Es la zona urbanizada para el descanso familiar («¡Oh, la casa canaria, manantial de emociones!»)… Si ciudad del comercio y residencial son cabos de una misma actividad, frente a estas se halla escondida una tercera ciudad, arraigada en una tradición literaria más densa (que se extiende desde Baudelaire hasta los modernista coetáneos de Morales), aunque no por ello con un referente menos real que las otras: la ciudad del mal.
El paisaje descrito con minuciosidad por el poeta, con esa portentosa capacidad suya para crear en el texto un ambiente sobrecogedor, en este caso, es una ciudad de:

Tascas, burdeles; casas que previenen
con su aspecto soez. Toda la incuria
de los puertos de mar, en lo que tienen
de pendencia, de robo y de lujuria…

Tres ciudades conviven, pues, en el seno de la Ciudad de Tomás Morales, la del comercio, la residencial y la del mal. Cada una es percibida con su particular modo de vida, todas ellas reunidas por la mirada lírica del poeta caminan hacia una verdadera poética de la ciudad.

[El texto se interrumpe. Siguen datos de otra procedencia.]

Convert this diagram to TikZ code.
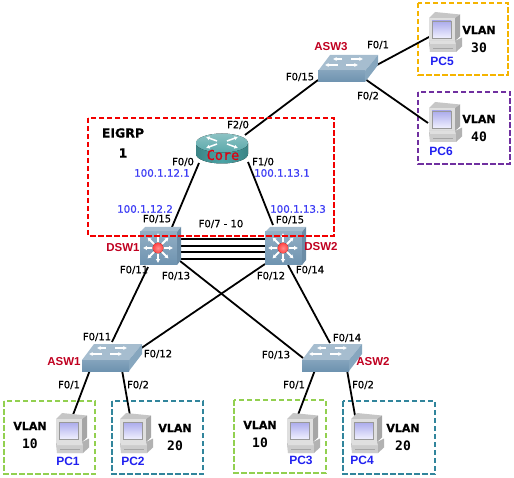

Se ha comprobado que puerto y ciudad son dos temas esenciales en la poesía de Tomás Morales. Ahora bien, la actitud clara y rotunda del poeta frente a ellos sólo se manifiesta en los textos que prologan o enmarcan los poemas dedicados a uno u otro asunto. Pero en estos sólo aparece de una forma velada. Esta actitud lírica tiene, por lo tanto, dos modos de aflorar: uno explícito —mencionado en los párrafos anteriores («yo amo…»)—; y otro implícito, accesible únicamente mediante un análisis de los espacios urbanos como espacios reflejos (perspectiva interna). Señalaré el caso ejemplar de dos poemas: uno, el soneto XII de los «Poemas del Mar», que empieza: «Noche pasada a bordo, en la quietud del puerto…»; y otro, el soneto «Estampa de la ciudad primitiva». Ambos son dos crepúsculos matutinos, ambos poseen una filiación literaria en la tradición de «Le Crépuscule du matin» de Baudelaire. En ninguno aparece explícita la actitud del poeta, pero no será difícil detectarla en el trasfondo del poema. Si el crepúsculo vespertino simboliza el final de un período, la conclusión de un ciclo, y convoca en general un sentimiento de nostalgia; el crepúsculo matutino simbolizará el punto opuesto del recorrido, el comienzo. Así ambos poemas plantean en primer lugar una situación inicial: la ciudad y el puerto no están para el poeta a punto de extinguirse, sino en una naciente actualidad, rodeados de luz y claridad, visibles, aprehendibles. Por ello también la sentimentalidad implicada en ambos espacios se halla en el polo opuesto a la nostalgia: la exaltación de una realidad palpable, diáfana, actual, compartida, aceptada e identificada con el propio ser del poeta. Tomás Morales escribe sobre su ciudad y su puerto desde un simbólico crepúsculo matutino, lo hace con agudeza de percepción y entusiasmo, lo describe porque lo ama, porque procede de su interior y nombra, a su vez, sus vivencias íntimas.
Tal vez Tomás Morales sea el primer poeta español plenamente consciente de desarrollar una poética urbana. Su lección conviene tanto a los olvidadizos historiadores de los fenómenos literarios, como a los poetas actuales que reivindican el espacio urbano como lugar transitable para la poesía.